Work required: Write the data out again exactly, with no pictures.

Available data:
[start]

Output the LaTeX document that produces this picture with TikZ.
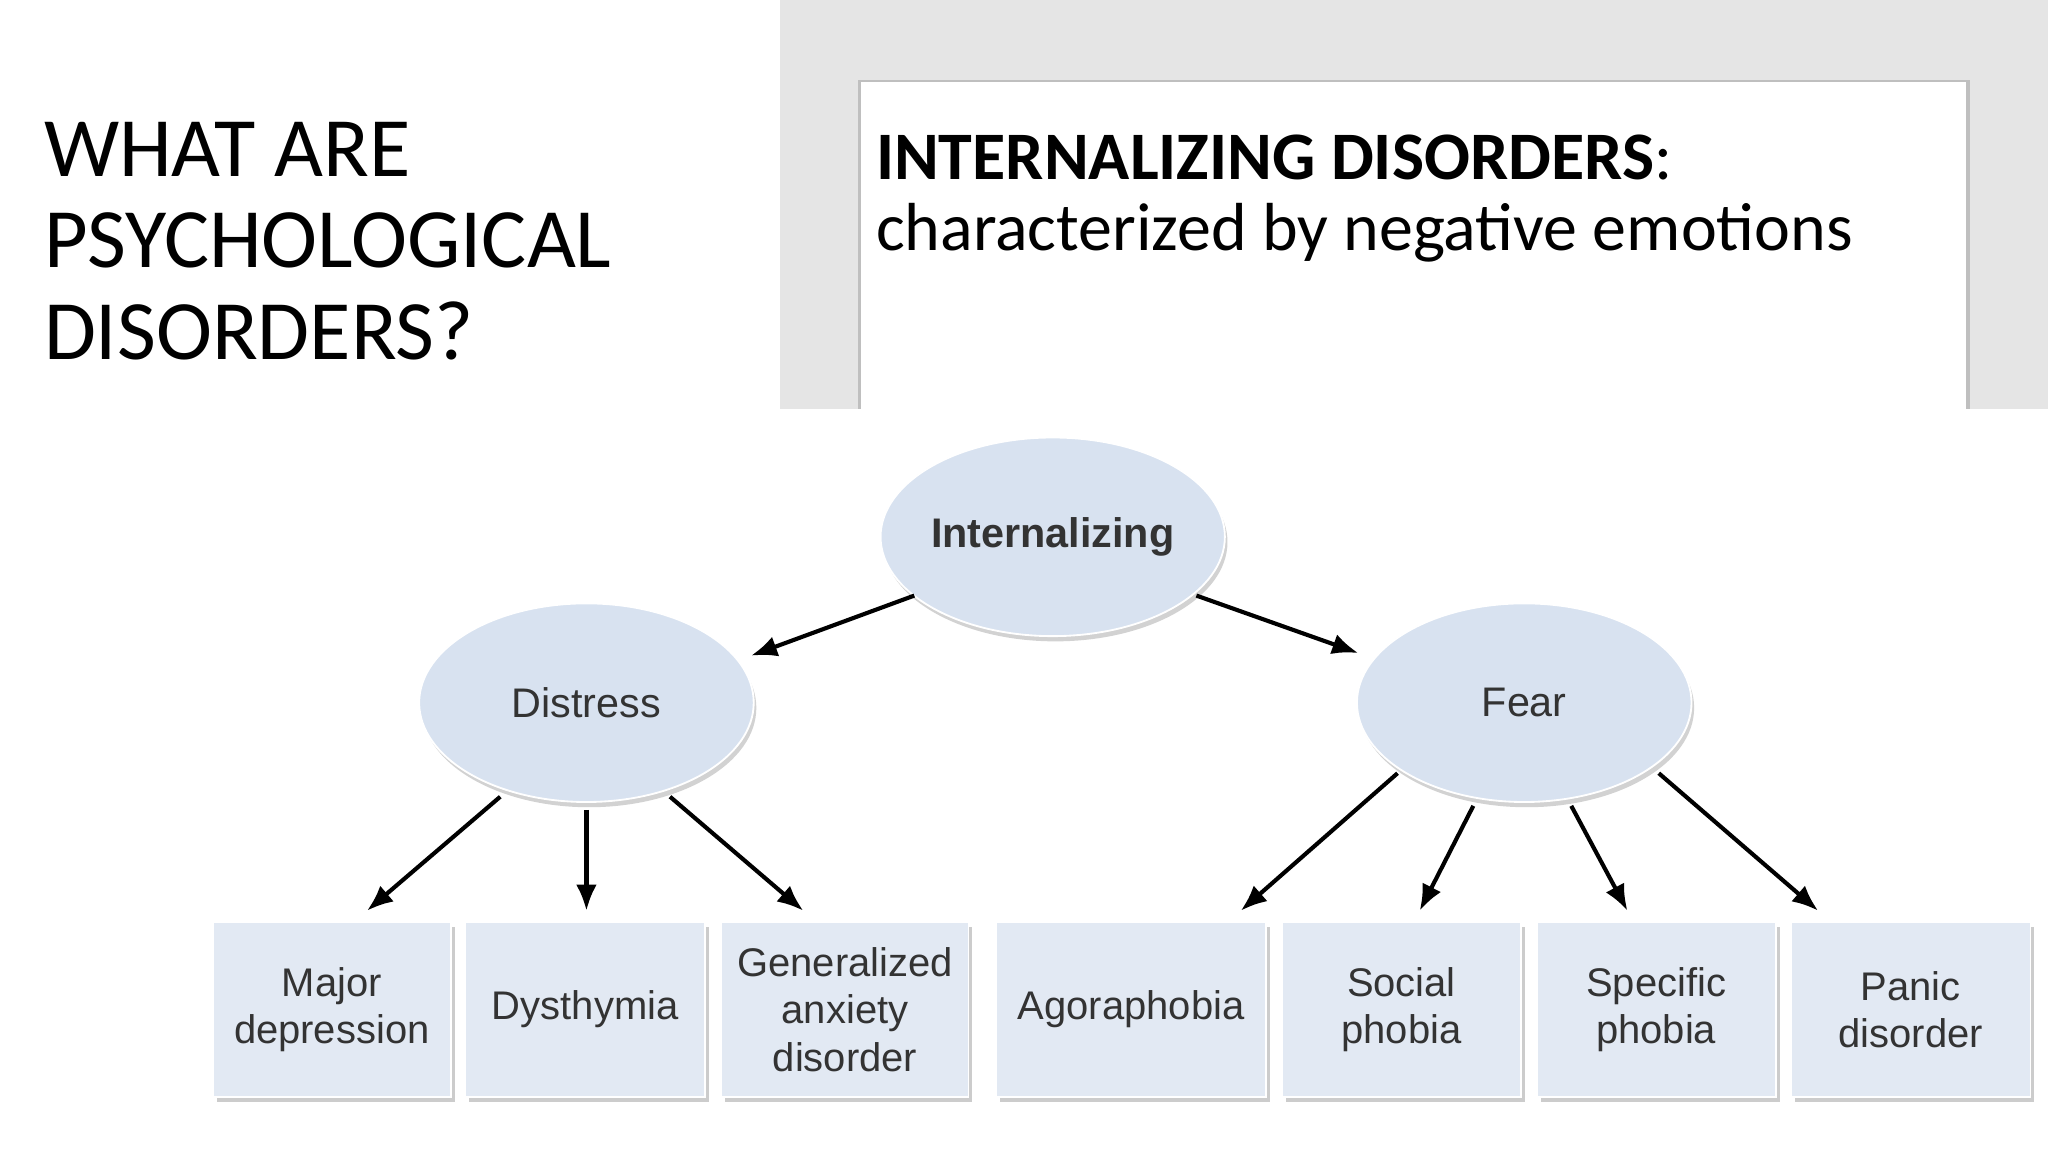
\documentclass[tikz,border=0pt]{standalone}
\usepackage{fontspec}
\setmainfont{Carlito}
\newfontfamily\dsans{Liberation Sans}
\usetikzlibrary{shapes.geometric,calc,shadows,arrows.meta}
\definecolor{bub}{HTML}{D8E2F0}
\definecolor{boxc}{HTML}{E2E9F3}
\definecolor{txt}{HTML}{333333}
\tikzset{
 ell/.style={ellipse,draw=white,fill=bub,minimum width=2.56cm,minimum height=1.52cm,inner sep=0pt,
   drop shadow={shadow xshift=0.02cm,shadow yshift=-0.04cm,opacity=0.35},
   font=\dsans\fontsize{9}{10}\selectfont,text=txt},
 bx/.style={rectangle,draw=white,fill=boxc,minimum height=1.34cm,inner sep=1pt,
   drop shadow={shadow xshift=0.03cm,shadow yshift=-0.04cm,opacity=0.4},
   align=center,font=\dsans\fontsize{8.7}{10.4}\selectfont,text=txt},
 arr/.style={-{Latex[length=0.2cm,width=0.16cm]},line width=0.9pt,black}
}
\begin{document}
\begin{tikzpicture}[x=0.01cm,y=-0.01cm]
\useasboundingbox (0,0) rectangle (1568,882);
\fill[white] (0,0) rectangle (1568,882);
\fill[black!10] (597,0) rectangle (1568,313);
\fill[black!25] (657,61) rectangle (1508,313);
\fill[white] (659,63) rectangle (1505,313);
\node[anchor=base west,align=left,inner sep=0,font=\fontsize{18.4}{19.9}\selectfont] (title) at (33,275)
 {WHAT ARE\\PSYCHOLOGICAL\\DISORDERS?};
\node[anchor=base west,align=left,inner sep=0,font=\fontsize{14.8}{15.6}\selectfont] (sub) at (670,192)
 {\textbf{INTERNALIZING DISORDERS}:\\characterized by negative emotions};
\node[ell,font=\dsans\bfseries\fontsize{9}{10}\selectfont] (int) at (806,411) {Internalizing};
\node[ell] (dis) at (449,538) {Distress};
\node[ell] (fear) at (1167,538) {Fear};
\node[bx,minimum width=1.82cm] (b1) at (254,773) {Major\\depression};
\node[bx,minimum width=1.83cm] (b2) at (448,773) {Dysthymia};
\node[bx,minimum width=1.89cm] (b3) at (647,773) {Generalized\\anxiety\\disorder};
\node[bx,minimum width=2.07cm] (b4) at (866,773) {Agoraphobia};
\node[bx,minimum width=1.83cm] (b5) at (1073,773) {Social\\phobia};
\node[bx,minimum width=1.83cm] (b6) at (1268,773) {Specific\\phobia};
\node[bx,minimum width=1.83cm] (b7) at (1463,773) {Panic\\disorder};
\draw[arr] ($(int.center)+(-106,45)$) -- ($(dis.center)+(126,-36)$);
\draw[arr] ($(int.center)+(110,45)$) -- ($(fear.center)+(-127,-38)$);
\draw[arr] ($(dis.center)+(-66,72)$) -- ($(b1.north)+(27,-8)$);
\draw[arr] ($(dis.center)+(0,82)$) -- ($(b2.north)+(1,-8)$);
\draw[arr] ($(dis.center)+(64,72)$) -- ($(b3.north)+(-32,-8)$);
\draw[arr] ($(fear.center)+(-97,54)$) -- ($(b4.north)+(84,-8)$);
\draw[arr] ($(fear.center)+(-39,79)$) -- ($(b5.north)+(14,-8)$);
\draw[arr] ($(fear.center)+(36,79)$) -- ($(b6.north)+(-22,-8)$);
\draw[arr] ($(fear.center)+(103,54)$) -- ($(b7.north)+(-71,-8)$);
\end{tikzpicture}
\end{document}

[end]

Response:
Output the LaTeX document that produces this picture with TikZ.
\documentclass[tikz,border=0pt]{standalone}
\usepackage{fontspec}
\setmainfont{Carlito}
\newfontfamily\dsans{Liberation Sans}
\usetikzlibrary{shapes.geometric,calc,shadows,arrows.meta}
\definecolor{bub}{HTML}{D8E2F0}
\definecolor{boxc}{HTML}{E2E9F3}
\definecolor{txt}{HTML}{333333}
\tikzset{
 ell/.style={ellipse,draw=white,fill=bub,minimum width=2.56cm,minimum height=1.52cm,inner sep=0pt,
   drop shadow={shadow xshift=0.02cm,shadow yshift=-0.04cm,opacity=0.35},
   font=\dsans\fontsize{9}{10}\selectfont,text=txt},
 bx/.style={rectangle,draw=white,fill=boxc,minimum height=1.34cm,inner sep=1pt,
   drop shadow={shadow xshift=0.03cm,shadow yshift=-0.04cm,opacity=0.4},
   align=center,font=\dsans\fontsize{8.7}{10.4}\selectfont,text=txt},
 arr/.style={-{Latex[length=0.2cm,width=0.16cm]},line width=0.9pt,black}
}
\begin{document}
\begin{tikzpicture}[x=0.01cm,y=-0.01cm]
\useasboundingbox (0,0) rectangle (1568,882);
\fill[white] (0,0) rectangle (1568,882);
\fill[black!10] (597,0) rectangle (1568,313);
\fill[black!25] (657,61) rectangle (1508,313);
\fill[white] (659,63) rectangle (1505,313);
\node[anchor=base west,align=left,inner sep=0,font=\fontsize{18.4}{19.9}\selectfont] (title) at (33,275)
 {WHAT ARE\\PSYCHOLOGICAL\\DISORDERS?};
\node[anchor=base west,align=left,inner sep=0,font=\fontsize{14.8}{15.6}\selectfont] (sub) at (670,192)
 {\textbf{INTERNALIZING DISORDERS}:\\characterized by negative emotions};
\node[ell,font=\dsans\bfseries\fontsize{9}{10}\selectfont] (int) at (806,411) {Internalizing};
\node[ell] (dis) at (449,538) {Distress};
\node[ell] (fear) at (1167,538) {Fear};
\node[bx,minimum width=1.82cm] (b1) at (254,773) {Major\\depression};
\node[bx,minimum width=1.83cm] (b2) at (448,773) {Dysthymia};
\node[bx,minimum width=1.89cm] (b3) at (647,773) {Generalized\\anxiety\\disorder};
\node[bx,minimum width=2.07cm] (b4) at (866,773) {Agoraphobia};
\node[bx,minimum width=1.83cm] (b5) at (1073,773) {Social\\phobia};
\node[bx,minimum width=1.83cm] (b6) at (1268,773) {Specific\\phobia};
\node[bx,minimum width=1.83cm] (b7) at (1463,773) {Panic\\disorder};
\draw[arr] ($(int.center)+(-106,45)$) -- ($(dis.center)+(126,-36)$);
\draw[arr] ($(int.center)+(110,45)$) -- ($(fear.center)+(-127,-38)$);
\draw[arr] ($(dis.center)+(-66,72)$) -- ($(b1.north)+(27,-8)$);
\draw[arr] ($(dis.center)+(0,82)$) -- ($(b2.north)+(1,-8)$);
\draw[arr] ($(dis.center)+(64,72)$) -- ($(b3.north)+(-32,-8)$);
\draw[arr] ($(fear.center)+(-97,54)$) -- ($(b4.north)+(84,-8)$);
\draw[arr] ($(fear.center)+(-39,79)$) -- ($(b5.north)+(14,-8)$);
\draw[arr] ($(fear.center)+(36,79)$) -- ($(b6.north)+(-22,-8)$);
\draw[arr] ($(fear.center)+(103,54)$) -- ($(b7.north)+(-71,-8)$);
\end{tikzpicture}
\end{document}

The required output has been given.